• [Extracted material]
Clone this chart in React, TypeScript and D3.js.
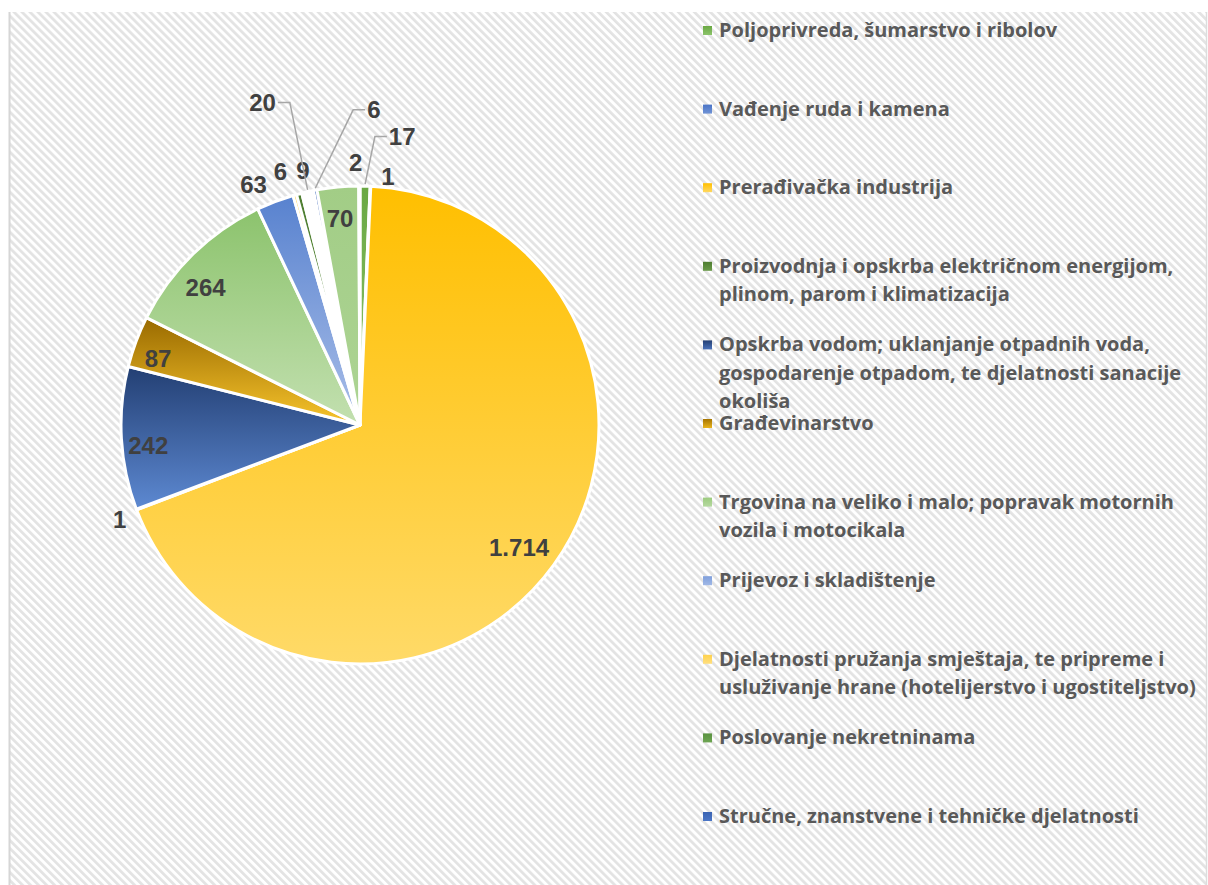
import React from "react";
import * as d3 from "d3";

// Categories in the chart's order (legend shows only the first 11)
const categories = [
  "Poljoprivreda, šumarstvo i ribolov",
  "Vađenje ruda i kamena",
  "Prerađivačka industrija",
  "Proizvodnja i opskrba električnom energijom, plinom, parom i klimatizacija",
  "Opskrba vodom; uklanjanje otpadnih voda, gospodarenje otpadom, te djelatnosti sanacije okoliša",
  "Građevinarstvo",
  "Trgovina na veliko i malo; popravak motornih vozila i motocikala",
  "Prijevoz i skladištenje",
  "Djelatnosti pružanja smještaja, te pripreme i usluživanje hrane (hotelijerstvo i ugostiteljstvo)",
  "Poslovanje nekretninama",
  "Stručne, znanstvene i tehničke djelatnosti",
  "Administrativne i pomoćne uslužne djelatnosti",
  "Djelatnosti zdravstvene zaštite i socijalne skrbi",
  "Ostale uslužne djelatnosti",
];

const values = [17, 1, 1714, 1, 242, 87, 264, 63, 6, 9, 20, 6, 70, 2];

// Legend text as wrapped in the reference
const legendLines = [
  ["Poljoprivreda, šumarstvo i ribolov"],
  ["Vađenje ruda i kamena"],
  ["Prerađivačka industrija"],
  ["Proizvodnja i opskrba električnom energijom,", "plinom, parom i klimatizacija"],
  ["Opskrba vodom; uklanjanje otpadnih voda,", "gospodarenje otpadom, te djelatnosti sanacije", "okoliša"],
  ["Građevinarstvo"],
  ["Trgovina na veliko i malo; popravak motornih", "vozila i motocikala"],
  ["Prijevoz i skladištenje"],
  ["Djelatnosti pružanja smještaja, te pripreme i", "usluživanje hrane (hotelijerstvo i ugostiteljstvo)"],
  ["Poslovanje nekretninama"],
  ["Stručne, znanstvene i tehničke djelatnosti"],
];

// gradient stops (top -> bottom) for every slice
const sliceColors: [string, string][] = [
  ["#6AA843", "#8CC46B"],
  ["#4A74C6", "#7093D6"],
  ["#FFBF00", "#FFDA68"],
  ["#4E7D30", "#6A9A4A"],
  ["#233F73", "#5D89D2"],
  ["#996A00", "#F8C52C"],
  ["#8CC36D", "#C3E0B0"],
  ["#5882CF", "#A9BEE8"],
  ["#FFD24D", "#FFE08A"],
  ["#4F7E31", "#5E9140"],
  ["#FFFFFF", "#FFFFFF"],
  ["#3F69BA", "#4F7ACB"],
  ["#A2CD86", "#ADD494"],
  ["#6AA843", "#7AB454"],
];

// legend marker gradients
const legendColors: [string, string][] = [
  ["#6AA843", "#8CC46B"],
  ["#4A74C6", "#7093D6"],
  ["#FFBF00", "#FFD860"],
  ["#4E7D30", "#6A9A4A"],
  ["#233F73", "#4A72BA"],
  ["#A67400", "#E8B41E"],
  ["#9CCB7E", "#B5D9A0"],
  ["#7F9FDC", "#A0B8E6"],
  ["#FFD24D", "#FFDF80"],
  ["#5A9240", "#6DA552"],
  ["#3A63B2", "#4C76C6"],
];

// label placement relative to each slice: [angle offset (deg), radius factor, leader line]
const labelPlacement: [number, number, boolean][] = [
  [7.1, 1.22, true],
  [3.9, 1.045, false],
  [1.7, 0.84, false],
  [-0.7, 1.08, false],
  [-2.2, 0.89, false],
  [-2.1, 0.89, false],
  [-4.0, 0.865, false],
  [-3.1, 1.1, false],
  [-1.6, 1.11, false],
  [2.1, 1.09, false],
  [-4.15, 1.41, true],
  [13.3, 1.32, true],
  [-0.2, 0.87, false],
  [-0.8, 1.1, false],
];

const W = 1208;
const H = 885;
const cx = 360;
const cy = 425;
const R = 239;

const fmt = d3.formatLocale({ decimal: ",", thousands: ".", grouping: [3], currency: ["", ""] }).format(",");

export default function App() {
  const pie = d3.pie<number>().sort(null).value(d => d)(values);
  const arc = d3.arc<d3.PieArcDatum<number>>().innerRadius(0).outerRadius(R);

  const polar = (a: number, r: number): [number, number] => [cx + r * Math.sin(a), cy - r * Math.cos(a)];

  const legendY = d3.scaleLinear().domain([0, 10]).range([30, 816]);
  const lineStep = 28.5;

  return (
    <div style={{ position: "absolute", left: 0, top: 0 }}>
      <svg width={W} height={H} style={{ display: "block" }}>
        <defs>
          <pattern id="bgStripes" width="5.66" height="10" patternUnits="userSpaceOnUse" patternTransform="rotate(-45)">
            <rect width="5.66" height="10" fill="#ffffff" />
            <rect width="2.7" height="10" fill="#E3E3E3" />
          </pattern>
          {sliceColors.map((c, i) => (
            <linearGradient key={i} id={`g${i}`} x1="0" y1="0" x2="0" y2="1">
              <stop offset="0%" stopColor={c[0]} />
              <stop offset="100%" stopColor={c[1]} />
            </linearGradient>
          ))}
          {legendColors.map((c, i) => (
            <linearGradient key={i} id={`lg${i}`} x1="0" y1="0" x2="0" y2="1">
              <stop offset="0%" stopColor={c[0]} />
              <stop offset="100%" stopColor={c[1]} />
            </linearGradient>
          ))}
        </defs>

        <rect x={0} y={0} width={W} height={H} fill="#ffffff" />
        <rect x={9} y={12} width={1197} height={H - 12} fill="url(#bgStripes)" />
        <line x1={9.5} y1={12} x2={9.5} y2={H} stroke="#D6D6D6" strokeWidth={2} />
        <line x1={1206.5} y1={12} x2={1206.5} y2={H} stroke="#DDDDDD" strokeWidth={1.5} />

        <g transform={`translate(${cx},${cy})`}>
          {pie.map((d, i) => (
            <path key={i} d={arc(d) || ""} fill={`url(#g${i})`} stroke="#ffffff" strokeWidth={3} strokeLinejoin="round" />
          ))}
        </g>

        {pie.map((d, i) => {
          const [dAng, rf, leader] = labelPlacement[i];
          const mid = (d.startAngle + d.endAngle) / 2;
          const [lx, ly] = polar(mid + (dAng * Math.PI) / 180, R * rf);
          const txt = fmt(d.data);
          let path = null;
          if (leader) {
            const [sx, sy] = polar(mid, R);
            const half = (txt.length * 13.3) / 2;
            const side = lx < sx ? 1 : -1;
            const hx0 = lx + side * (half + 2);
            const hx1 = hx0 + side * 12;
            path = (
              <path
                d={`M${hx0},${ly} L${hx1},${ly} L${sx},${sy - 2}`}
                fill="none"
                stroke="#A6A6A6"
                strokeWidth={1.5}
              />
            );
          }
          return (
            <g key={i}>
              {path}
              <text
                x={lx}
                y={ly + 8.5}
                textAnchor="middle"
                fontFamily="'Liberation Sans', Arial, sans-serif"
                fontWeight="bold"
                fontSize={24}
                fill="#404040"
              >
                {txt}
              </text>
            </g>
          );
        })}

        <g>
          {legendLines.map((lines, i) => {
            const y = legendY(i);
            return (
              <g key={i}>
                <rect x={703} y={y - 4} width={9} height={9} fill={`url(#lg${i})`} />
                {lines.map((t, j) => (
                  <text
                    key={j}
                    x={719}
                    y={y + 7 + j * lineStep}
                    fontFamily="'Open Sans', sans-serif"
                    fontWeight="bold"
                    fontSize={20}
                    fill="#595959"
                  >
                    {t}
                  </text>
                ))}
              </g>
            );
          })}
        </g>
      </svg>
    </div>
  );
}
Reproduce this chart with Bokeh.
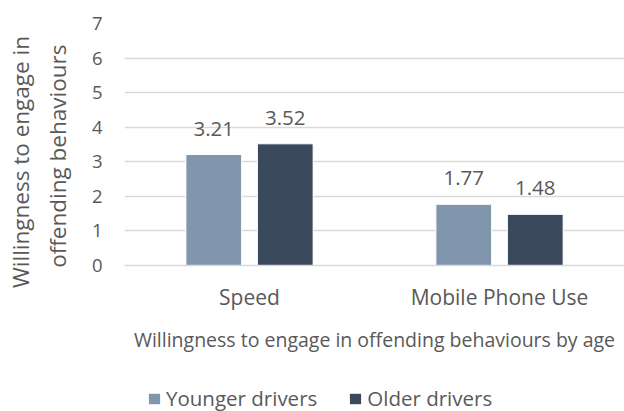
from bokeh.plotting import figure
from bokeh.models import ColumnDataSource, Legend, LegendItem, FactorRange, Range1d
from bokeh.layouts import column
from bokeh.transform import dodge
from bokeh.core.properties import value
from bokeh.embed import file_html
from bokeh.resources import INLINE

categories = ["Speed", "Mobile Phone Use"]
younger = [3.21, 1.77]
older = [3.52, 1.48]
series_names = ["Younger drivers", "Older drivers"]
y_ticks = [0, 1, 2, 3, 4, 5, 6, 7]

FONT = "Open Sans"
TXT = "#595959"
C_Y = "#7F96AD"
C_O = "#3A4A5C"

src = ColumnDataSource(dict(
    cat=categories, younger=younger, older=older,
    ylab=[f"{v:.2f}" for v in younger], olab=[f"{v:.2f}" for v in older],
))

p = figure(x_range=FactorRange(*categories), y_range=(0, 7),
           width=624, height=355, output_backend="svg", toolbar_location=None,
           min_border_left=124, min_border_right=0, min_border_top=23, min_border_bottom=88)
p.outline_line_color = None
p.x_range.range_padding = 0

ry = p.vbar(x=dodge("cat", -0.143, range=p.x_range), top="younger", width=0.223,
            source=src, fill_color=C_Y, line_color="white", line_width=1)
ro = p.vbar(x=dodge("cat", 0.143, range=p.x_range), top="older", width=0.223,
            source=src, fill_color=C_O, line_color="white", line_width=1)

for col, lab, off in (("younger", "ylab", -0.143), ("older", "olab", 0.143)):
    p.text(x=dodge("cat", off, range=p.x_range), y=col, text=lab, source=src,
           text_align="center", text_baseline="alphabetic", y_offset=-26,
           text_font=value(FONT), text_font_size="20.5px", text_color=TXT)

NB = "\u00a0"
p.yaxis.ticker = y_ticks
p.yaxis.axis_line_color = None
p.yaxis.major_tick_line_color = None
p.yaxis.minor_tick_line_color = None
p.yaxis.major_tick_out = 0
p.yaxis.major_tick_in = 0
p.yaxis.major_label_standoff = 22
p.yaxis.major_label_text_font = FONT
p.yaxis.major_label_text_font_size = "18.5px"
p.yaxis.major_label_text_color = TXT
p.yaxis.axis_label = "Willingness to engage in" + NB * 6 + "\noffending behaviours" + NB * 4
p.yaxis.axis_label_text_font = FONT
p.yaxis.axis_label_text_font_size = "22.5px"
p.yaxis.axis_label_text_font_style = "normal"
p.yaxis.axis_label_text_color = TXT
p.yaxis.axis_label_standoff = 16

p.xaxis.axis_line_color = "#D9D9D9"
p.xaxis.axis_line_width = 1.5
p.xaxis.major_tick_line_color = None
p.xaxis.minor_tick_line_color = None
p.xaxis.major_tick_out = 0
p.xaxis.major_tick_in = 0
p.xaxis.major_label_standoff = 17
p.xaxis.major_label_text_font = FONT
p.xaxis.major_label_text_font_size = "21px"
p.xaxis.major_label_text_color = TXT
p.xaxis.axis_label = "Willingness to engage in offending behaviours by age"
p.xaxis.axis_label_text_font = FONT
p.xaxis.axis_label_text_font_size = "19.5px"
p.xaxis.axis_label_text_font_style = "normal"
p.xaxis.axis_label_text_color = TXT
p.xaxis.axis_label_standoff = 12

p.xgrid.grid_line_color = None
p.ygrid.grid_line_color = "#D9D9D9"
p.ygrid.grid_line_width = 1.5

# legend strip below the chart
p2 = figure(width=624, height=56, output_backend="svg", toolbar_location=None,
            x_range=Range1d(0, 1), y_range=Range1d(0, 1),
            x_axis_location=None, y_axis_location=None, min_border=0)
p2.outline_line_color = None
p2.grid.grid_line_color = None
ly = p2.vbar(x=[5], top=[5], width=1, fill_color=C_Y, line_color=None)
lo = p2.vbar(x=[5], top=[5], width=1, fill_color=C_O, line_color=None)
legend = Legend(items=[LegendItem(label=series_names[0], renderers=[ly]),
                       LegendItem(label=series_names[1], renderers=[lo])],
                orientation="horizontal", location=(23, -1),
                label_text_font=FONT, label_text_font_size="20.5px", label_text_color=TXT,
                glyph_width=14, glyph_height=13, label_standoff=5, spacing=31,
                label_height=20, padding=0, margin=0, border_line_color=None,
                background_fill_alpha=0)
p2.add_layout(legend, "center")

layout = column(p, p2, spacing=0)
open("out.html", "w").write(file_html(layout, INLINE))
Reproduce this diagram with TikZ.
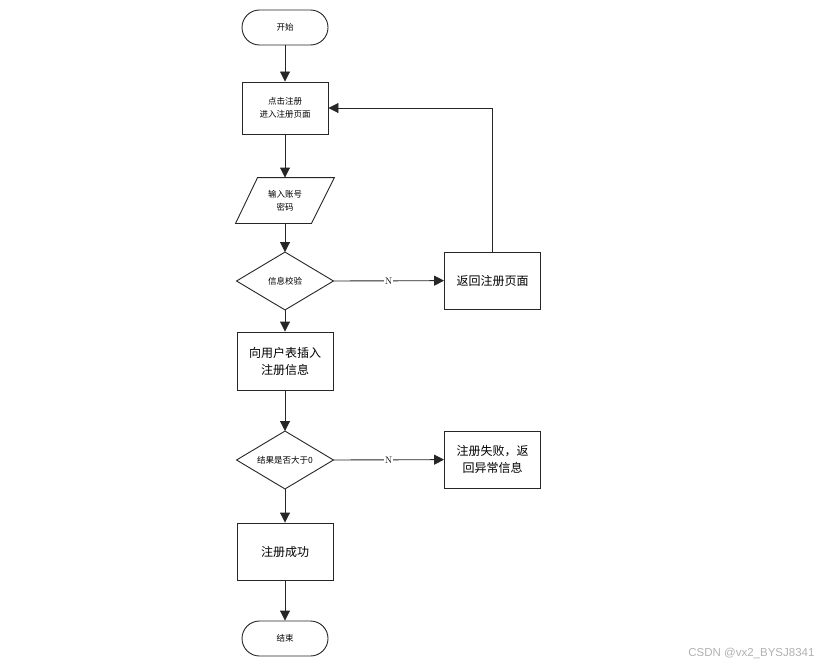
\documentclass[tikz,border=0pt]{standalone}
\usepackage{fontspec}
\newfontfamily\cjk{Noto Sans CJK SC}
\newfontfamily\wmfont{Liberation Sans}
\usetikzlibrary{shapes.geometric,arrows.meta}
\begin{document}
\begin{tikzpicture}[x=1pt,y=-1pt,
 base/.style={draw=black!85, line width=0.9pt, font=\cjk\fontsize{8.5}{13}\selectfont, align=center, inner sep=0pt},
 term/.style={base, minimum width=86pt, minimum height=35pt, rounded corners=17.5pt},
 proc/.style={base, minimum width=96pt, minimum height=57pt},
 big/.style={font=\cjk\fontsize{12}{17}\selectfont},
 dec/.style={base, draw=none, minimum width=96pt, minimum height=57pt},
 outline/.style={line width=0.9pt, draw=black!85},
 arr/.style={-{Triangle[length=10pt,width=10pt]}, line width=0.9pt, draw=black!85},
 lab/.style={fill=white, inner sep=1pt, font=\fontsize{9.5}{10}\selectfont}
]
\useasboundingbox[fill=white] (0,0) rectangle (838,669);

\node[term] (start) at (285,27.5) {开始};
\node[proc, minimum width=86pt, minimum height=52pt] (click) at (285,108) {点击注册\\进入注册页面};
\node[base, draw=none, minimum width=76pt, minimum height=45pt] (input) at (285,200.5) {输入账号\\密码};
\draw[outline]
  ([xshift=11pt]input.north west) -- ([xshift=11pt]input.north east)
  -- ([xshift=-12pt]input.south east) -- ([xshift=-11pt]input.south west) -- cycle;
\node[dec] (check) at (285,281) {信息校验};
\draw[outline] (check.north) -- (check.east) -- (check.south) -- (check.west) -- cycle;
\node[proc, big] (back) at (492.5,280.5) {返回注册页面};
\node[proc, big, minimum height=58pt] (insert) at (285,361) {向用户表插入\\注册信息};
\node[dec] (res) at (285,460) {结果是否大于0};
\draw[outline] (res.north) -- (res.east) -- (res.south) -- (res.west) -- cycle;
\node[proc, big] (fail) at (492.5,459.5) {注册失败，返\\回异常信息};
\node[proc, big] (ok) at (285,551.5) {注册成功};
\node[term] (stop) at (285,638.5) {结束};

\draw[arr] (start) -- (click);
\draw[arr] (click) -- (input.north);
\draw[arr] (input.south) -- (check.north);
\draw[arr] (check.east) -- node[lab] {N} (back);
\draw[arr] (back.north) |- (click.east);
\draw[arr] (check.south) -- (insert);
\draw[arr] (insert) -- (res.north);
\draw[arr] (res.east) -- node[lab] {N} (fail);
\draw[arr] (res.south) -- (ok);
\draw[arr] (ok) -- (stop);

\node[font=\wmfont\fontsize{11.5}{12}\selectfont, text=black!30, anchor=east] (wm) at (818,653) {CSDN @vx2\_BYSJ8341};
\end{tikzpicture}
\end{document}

• [Exercise brief] Reproduce the material above exactly, first line through the line that contains "import * as", minus the pictures.

• [Response]
Clone this chart in React, TypeScript and D3.js.
import React from "react";
import * as d3 from "d3";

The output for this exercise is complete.